At its core scientology revolves around the auditing process.  The word auditing comes from the Latin root audire which means to listen, or to listen and compute.  The entire purpose of a scientology auditor is to provide an environment in which an individual may look at his or her life in such an honest fashion that that which is viewed no longer has a hold on that person.  Scientology postulates that ‘charge’ (mental energy) ‘erases’ through that process.  One could just as easily consider that one’s witnessed experience objectifies.  That is, one’s experience moves from the subjective (part of, and affecting oneself) to the objective.  In that construct, matters of the mind that tend to drive one on an automatic basis are no longer hidden and automatic.  Objectivized energy of the mind is no more capable of driving you than any other person or idea that you can clearly see as apart from yourself.  Given a workable methodology for pursuing such objectifying, your own choice in the matter of what to do, what to choose, what to pursue and what to react to can be restored to you.  Each time one honestly witnesses in this wise one recognizes a little more about the true nature of self and its relationship with matter, energy, space, time and life.  Witnessing is what led the Buddha – and many other sages – toward recognizing the impermanent nature of matter, energy, space, time, and life forms.

It is my view that any time devoted to honestly viewing the content of your mind, your experience, what arises in consciousness, is progress in moving the external world back out of one’s head where it no longer drives you.  That is so provided one is permitted to do so on a self-determined basis and to cease once one’s  attic is cleared to one’s own satisfaction.  Hubbard once described the mechanics of auditing in this very wise in the book Evolution of a Science.

There used to be a saying in scientology, ‘any auditing is better than no auditing.’  No matter what processes, what grades, what levels attained or not, every hour spent objectivizing the subjective was net gain.  As we shall see, all that radically changed along the development path.  At the upper reaches of the scientology way one is indoctrinated to believe that viewing certain aspects of the mind is a potentially deadly activity – not only possibly killing one today but keeping one comatose and crippled for millennia to come.  Because of indoctrinations like this and because there is so much emphasis included in scientology about the attainment of static grades and levels, and purported permanent states of consciousness,  the failure to attain very high on the Scientology Bridge (the chart of progressive grades and levels of spiritual attainment) tends to serve to invalidate the work a person did execute in witnessing his or her own mind.
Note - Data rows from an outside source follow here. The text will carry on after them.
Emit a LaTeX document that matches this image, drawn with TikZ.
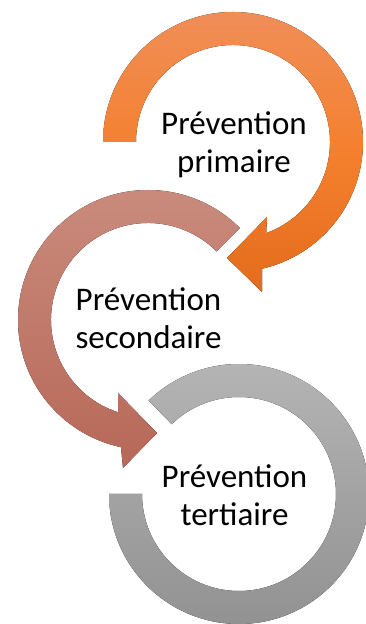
\documentclass[tikz,border=0pt]{standalone}
\usepackage{fontspec}
\setmainfont{Carlito}
\definecolor{PrimTop}{RGB}{240,142,88}
\definecolor{PrimMid}{RGB}{244,128,46}
\definecolor{PrimBot}{RGB}{228,108,28}
\definecolor{SecTop}{RGB}{202,140,126}
\definecolor{SecBot}{RGB}{183,104,88}
\definecolor{TerTop}{RGB}{180,180,180}
\definecolor{TerBot}{RGB}{146,146,146}
\usetikzlibrary{calc}
\tikzset{
  ringprim/.style={top color=PrimTop,bottom color=PrimBot,middle color=PrimMid},
  ringsec/.style={top color=SecTop,bottom color=SecBot},
  ringter/.style={top color=TerTop,bottom color=TerBot},
  lbl/.style={align=center,inner sep=0pt,font=\fontsize{33}{38}\selectfont},
}
\begin{document}
\begin{tikzpicture}[x=1pt,y=1pt]
    \useasboundingbox (0,0) rectangle (365,624);
    \coordinate (c1) at (233,482);
    \coordinate (c2) at (148,304);
    \coordinate (c3) at (239,130);
    % tertiaire (no head)
    \fill[ringter,shift={(c3)}] (180:130) arc[start angle=180,end angle=494,radius=130]
      -- (494:97) arc[start angle=494,end angle=180,radius=97] -- cycle;
    % secondaire
    \fill[ringsec,shift={(c2)}] (45:130) arc[start angle=45,end angle=258,radius=130]
      -- (-25,-148) -- (9,-113) -- (-30,-73) -- (252:97)
      arc[start angle=252,end angle=45,radius=97] -- cycle;
    % primaire
    \fill[ringprim,shift={(c1)}] (180:130) arc[start angle=180,end angle=-77,radius=130]
      -- (29,-150) -- (-6,-116) -- (34,-75) -- (-70:97)
      arc[start angle=-70,end angle=180,radius=97] -- cycle;
    \node[lbl] (prim) at (234,479) {Prévention\\primaire};
    \node[lbl] (sec) at (148.5,306) {Prévention\\secondaire};
    \node[lbl] (ter) at (234.5,128.5) {Prévention\\tertiaire};
\end{tikzpicture}
\end{document}
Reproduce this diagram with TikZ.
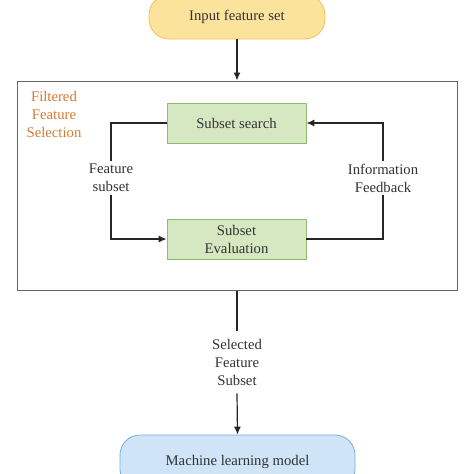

Scientology contains so much dogma asserting superiority to and difference from all other forms of witnessing that people tend to lose sight that they spent a tremendous amount of time and effort doing just that, witnessing.  I use the term ‘witnessing’ because it is a generic term that captures what is at the heart of all effective psychotherapeutic and spiritual practices.  Most forms of meditation (Buddhist, Hindu, Taoist, etc.), most forms of psychotherapy, and Scientology too, create a desirable effect to the extent the individual applying it honestly views what arises within her own consciousness.

NOTE: To those who have already completed venture one, you’ll notice this passage has been revised.  As I learn from you all I find myself going back and adding to and revising.  I will continue to post significantly revised passages like the above as previews for blog readers, and a heads up to you that changes were made.